Answer

**step1** Understanding the Problem

The problem asks us to identify the equation that represents the Associative Property of Multiplication among the given options. We need to understand what the Associative Property of Multiplication means.

**step2** Defining the Associative Property of Multiplication

The Associative Property of Multiplication states that when we multiply three or more numbers, the way we group the numbers does not change the final product. For example, if we have three numbers, say 'a', 'b', and 'c', multiplying 'a' and 'b' first, and then multiplying the result by 'c', will give the same answer as multiplying 'b' and 'c' first, and then multiplying 'a' by that result. In mathematical terms, this is written as $$(a \cdot b) \cdot c = a \cdot (b \cdot c)$$.

**step3** Analyzing Option A

Option A is $$(a \cdot b) \cdot c = a \cdot (b \cdot c)$$. This equation exactly matches our definition of the Associative Property of Multiplication. It shows that the grouping of the numbers does not affect the product.

**step4** Analyzing Option B

Option B is $$a \cdot b = b \cdot a$$. This equation represents the Commutative Property of Multiplication, which states that the order of the numbers in a multiplication does not change the product.

**step5** Analyzing Option C

Option C is $$(a + b) + c = a + (b + c)$$. This equation represents the Associative Property of Addition, which states that the grouping of numbers in an addition does not change the sum.

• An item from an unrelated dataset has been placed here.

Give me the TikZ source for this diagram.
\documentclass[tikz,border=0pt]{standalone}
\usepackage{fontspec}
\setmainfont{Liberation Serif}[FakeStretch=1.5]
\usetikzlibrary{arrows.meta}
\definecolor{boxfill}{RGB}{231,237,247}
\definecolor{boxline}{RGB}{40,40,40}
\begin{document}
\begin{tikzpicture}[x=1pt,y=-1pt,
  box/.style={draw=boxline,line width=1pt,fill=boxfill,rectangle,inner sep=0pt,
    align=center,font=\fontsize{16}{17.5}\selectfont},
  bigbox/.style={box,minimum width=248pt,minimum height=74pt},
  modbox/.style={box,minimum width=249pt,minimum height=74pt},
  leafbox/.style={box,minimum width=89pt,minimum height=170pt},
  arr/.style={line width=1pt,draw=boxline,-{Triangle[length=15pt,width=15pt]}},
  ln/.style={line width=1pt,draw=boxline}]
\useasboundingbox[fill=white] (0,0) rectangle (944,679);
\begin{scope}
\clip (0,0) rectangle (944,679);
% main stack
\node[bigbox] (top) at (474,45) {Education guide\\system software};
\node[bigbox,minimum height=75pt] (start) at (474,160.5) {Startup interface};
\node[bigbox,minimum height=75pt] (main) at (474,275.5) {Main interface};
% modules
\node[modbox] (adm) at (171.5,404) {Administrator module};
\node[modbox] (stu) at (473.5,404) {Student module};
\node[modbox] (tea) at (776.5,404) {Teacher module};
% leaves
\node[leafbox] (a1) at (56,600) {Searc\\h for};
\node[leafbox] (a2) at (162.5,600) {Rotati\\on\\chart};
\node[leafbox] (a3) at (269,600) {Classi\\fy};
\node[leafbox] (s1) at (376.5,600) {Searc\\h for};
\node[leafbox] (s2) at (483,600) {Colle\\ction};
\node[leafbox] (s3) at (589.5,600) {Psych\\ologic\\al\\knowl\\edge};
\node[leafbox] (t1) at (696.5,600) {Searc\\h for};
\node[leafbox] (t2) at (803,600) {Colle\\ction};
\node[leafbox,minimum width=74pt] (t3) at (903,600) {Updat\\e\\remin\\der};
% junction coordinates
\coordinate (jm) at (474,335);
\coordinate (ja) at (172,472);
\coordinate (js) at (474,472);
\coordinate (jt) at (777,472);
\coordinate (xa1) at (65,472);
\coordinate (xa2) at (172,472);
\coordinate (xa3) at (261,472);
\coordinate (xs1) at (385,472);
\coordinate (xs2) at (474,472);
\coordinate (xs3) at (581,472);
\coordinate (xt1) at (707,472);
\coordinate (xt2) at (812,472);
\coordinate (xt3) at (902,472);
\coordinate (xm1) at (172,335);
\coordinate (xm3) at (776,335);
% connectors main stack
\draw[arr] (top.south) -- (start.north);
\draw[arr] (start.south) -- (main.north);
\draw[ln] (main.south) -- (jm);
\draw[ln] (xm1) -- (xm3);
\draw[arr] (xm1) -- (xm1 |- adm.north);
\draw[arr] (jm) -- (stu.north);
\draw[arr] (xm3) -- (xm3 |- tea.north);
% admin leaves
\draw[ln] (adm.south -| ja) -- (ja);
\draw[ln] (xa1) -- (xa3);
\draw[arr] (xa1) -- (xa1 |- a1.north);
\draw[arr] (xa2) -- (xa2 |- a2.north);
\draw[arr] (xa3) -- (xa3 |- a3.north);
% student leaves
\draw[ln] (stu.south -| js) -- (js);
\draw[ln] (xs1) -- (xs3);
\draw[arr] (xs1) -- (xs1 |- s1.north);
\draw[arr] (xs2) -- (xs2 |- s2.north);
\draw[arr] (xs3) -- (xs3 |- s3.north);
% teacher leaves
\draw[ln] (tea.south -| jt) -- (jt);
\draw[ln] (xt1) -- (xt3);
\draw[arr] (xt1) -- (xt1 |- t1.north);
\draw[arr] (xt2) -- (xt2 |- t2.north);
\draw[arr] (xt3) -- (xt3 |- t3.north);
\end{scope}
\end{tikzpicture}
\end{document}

**step6** Analyzing Option D

Option D is $$a \cdot b = 0$$. This equation is a specific condition where the product of two numbers is zero. It does not describe a general property of multiplication like the associative or commutative properties.

**step7** Conclusion

Based on our analysis, Option A, $$(a \cdot b) \cdot c = a \cdot (b \cdot c)$$, is the equation that represents the Associative Property of Multiplication.